In 2012, he moved to the University of Edinburgh, as a professor of international banking. He is an associate director of the Edinburgh Centre for Commercial Law.
He is also on the staff of Edinburgh University's blockchain technology lab where he “develops models for the use of blockchain technology to lower transaction costs, enhance investor control over their investments and optimise risk management in financial markets”. He has written about the potential for blockchain technology “to transform the structure and future direction of the financial services industry”. However, at a lecture to the Asian Institute of International Financial Law, Avgouleas also argued that blockchain technology was not yet advanced enough to answer the challenges of securities and derivatives trading and clearing, though a number of platforms showed promise.
Avgouleas was called as an expert witness by the House of Lords select committee on the European Union for a 2012 report on MiFID II.
Since 2015, he has been a member of the stakeholder group of the European Banking Authority as a ‘top-ranking' academic.

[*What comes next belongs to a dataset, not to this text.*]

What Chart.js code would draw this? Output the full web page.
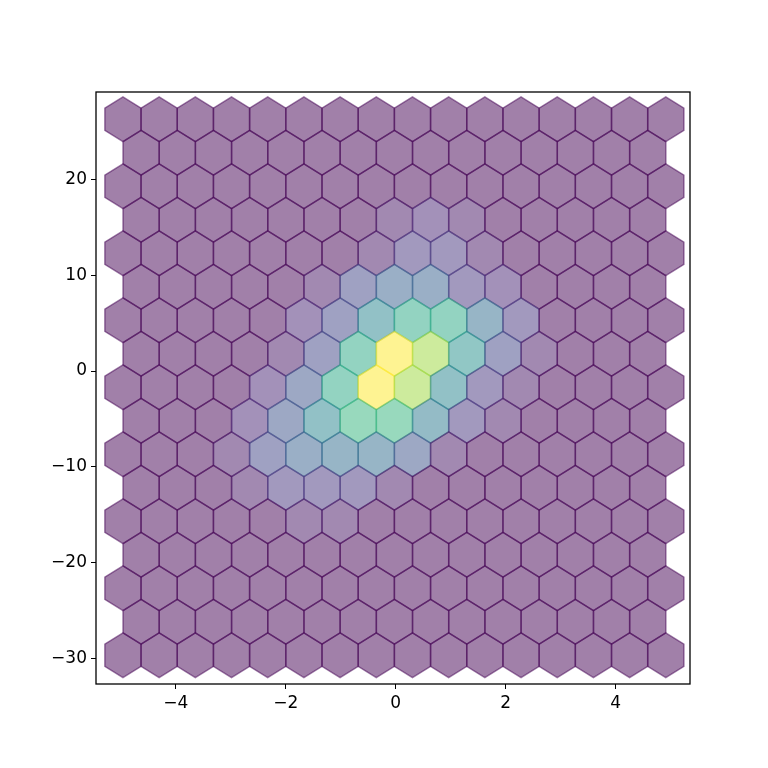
<!DOCTYPE html>
<html><head><meta charset="utf-8">
<script src="https://cdn.jsdelivr.net/npm/chart.js@4"></script>
<style>html,body{margin:0;padding:0;background:#fff}#c{width:768px;height:768px}</style>
</head><body><canvas id="c" width="768" height="768"></canvas>
<script>
// hex grid: rows top to bottom, even rows = long rows (16 cells), odd rows = short rows (15 cells)
const longRowX0 = -4.96, shortRowX0 = -4.63, colStep = 0.658;
const rowY = [26.3,22.8,19.3,15.8,12.3,8.8,5.3,1.8,-1.7,-5.2,-8.7,-12.2,-15.7,-19.2,-22.7,-26.2,-29.7];
const counts = [
 [0,0,0,0,0,0,0,0,0,0,0,0,0,0,0,0],
 [0,0,0,0,0,0,0,0,0,0,0,0,0,0,0],
 [0,0,0,0,0,0,0,0,0,0,0,0,0,0,0,0],
 [0,0,0,0,0,0,0,1,2,1,0,0,0,0,0],
 [0,0,0,0,0,0,0,1,3,3,1,0,0,0,0,0],
 [0,0,0,0,0,1,4,6,6,3,2,0,0,0,0],
 [0,0,0,0,0,2,4,9,12,12,7,3,0,0,0,0],
 [0,0,0,0,1,4,12,20,17,10,4,1,0,0,0],
 [0,0,0,0,2,5,12,20,17,9,3,1,0,0,0,0],
 [0,0,0,2,5,9,13,13,8,3,1,0,0,0,0],
 [0,0,0,1,4,6,7,7,5,1,0,0,0,0,0,0],
 [0,0,0,1,3,3,3,1,0,0,0,0,0,0,0],
 [0,0,0,0,0,1,1,0,0,0,0,0,0,0,0,0],
 [0,0,0,0,0,0,0,0,0,0,0,0,0,0,0],
 [0,0,0,0,0,0,0,0,0,0,0,0,0,0,0,0],
 [0,0,0,0,0,0,0,0,0,0,0,0,0,0,0],
 [0,0,0,0,0,0,0,0,0,0,0,0,0,0,0,0]
];
const xTicks = [-4,-2,0,2,4];
const yTicks = [-30,-20,-10,0,10,20];

const pts = [];
rowY.forEach((y,r)=>{
  const x0 = r%2===0 ? longRowX0 : shortRowX0;
  counts[r].forEach((c,i)=>pts.push({x:x0+i*colStep, y:y, c:c}));
});
const maxC = Math.max(...pts.map(p=>p.c));
const vir = [[68,1,84],[72,40,120],[62,74,137],[49,104,142],[38,130,142],[31,158,137],[53,183,121],[109,205,89],[180,222,44],[253,231,37]];
function viridis(t){
  t=Math.max(0,Math.min(1,t))*(vir.length-1);
  const i=Math.min(vir.length-2,Math.floor(t)), f=t-i;
  return vir[i].map((v,k)=>Math.round(v+(vir[i+1][k]-v)*f));
}
const hexPlugin = {
  id:'hex',
  beforeDatasetsDraw(chart){
    const {ctx, scales:{x,y}, chartArea:a} = chart;
    ctx.save();
    ctx.beginPath(); ctx.rect(a.left,a.top,a.right-a.left,a.bottom-a.top); ctx.clip();
    const hw = colStep/2, ry = (rowY[0]-rowY[2])/3;
    chart.data.datasets[0].data.forEach(p=>{
      const col = viridis(p.c/maxC);
      const vs = [[0,-ry],[hw,-ry/2],[hw,ry/2],[0,ry],[-hw,ry/2],[-hw,-ry/2]];
      ctx.beginPath();
      vs.forEach(([dx,dy],k)=>{
        const px=x.getPixelForValue(p.x+dx), py=y.getPixelForValue(p.y-dy);
        k?ctx.lineTo(px,py):ctx.moveTo(px,py);
      });
      ctx.closePath();
      ctx.fillStyle=`rgba(${col},0.5)`; ctx.fill();
      ctx.strokeStyle=`rgba(${col},0.5)`; ctx.lineWidth=1.5; ctx.stroke();
    });
    ctx.restore();
  },
  afterDraw(chart){
    const {ctx, chartArea:a}=chart;
    ctx.save(); ctx.strokeStyle='#000'; ctx.lineWidth=1.3;
    ctx.strokeRect(a.left,a.top,a.right-a.left,a.bottom-a.top); ctx.restore();
  }
};
const fmt = v => String(v).replace('-','\u2212');
new Chart(document.getElementById('c'),{
  type:'scatter',
  data:{datasets:[{data:pts, pointRadius:0, pointHoverRadius:0}]},
  options:{
    responsive:false, animation:false, events:[],
    layout:{padding:{left:0,right:78,top:92,bottom:0}},
    plugins:{legend:{display:false},tooltip:{enabled:false}},
    scales:{
      x:{type:'linear',min:-5.45,max:5.35,
        afterBuildTicks:s=>{s.ticks=xTicks.map(v=>({value:v}));},
        afterFit:s=>{s.height=84;},
        grid:{drawOnChartArea:false,drawTicks:true,tickLength:5,color:'#000'},
        border:{display:false},
        ticks:{color:'#000',font:{family:'DejaVu Sans',size:17},padding:4,callback:fmt,maxRotation:0}},
      y:{type:'linear',min:-32.7,max:29.15,
        afterBuildTicks:s=>{s.ticks=yTicks.map(v=>({value:v}));},
        afterFit:s=>{s.width=96;},
        grid:{drawOnChartArea:false,drawTicks:true,tickLength:5,color:'#000'},
        border:{display:false},
        ticks:{color:'#000',font:{family:'DejaVu Sans',size:17},padding:4,callback:fmt}}
    }
  },
  plugins:[hexPlugin]
});
</script></body></html>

Visiting professorships include Yale, Harvard, National University of Singapore, Hong Kong University, Duke Law School, China University of Political Science and Law, and the Athens University of Economics and Business.
On the issue of the coronavirus crisis, he has warned that if it lasts more than a few months, “Tens of millions of jobs could be lost despite trillions of dollars being spent on saving businesses and industries”. Furthermore, it could be “the kiss of death for countries and the stability of their financial systems”.

Findings on the Greek banking crisis

Avgouleas was critical of early attempts to stabilize the Greek banking sector during the banking crisis after a bailout by the EU and IMF in 2010. In 2014, he delivered a paper on ethics and restoring confidence at a conference organised by the Hellenic Bank Association, Greece’s national banking trade group. That same year he published a “critical evaluation” of bank bail-in regimes with Charles Goodhart. In 2015, he described the disposal of banking assets as “a fire sale”, resulting in an “enormous loss” for Greek taxpayers.
Avgouleas was appointed in January 2016 as an independent member of a selection and evaluation panel for board members of the Hellenic Financial Stability Fund, and contributed to the interim and final financial reports. He returned to the issue of bank bail-ins with Goodhart at the end of the year.
In May 2018, he worked on a CEPR report that began: “A spectre continues to haunt Greece and no less its creditors.” It then discussed debt relief, and how schemes could be structured so as to provide the right incentives for budgetary discipline. He also contributed to a CEPR commentary that characterised Greece’s third economic programme as “unlike its two predecessors” in being “relatively successful”. In late 2018, he said a “radical” move by the Greek central bank to buy up non-performing loans held by the country’s banks “has to be welcomed”.
In a Financial Times article about addressing Greek bank debt, he pointed to a high level of non-performing loans compared with other EU member states. This came after “a long period of inertia by bank boards and regulatory authorities” as a result of “close relationships between politicians, bankers and favoured businessmen”.
At the end of 2019, Avgouleas said that Greece needed infrastructure investment from China after 10 years of financial devastation: "Its stock of capital investment has to be replenished. The only available capital investors are the Chinese."
He contributed to an Oxford University blog post that discussed ways of avoiding bank bailouts and a “doom loop” from the public cost of funding such bailouts.